I am inspired by Dunbar and the poets and writers of his generation (and any generation) because they believed a belief that we seem to have lost now: that poetry and eloquence really do fight evil.
Alice Dunbar Nelson’s poems were personal as well as social. “If I Had Known” is able to point in both directions, as it sings of personal disappointment that can reflect the disappointment of a people. But “To the Negro Farmers of the United States” is overtly political, praising a generation of freed people for overcoming the odds:
God washes clean the souls and hearts of you,
His favored ones, whose backs bend o’er the soil,
Which grudging gives to them requite for toil
In sober graces and in vision true.
God places in your hands the pow’r to do
A service sweet. Your gift supreme to foil
The bare-fanged wolves of hunger in the moil
Of Life’s activities. Yet all too few
Your glorious band, clean sprung from Nature’s heart;
The hope of hungry thousands, in whose breast
Dwells fear that you should fail. God placed no dart
Of war within your hands, but pow’r to start
Tears, praise, love, joy, enwoven in a crest
To crown you glorious, brave ones of the soil.
To sing in praise of free black farmers, who had until recently tilled the land under the whip, is a declaration of pride and freedom. Here Dunbar speaks to a generation that can shape its own destiny, in turn gesturing toward the plain fact that black labor and innovation shapes the destiny of us all.

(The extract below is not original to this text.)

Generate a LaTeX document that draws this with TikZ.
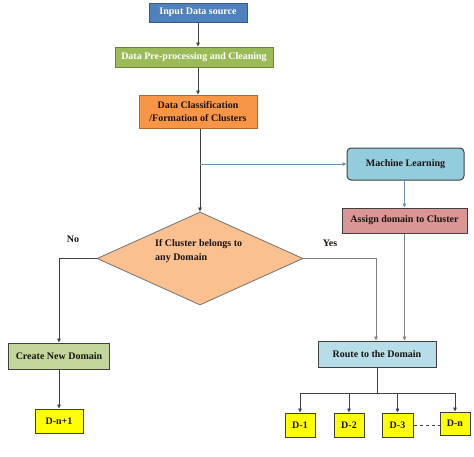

This poem is a sonnet, and so it is a clear example of how this debate over expression can play out. In this way it is a harbinger of what would come in the Renaissance: sonnets that speak directly to black people and the experience of being black in America. And in this way, too, we see once again the value of poems as historical documents that can enlighten us to so much about our shared past that we easily overlook.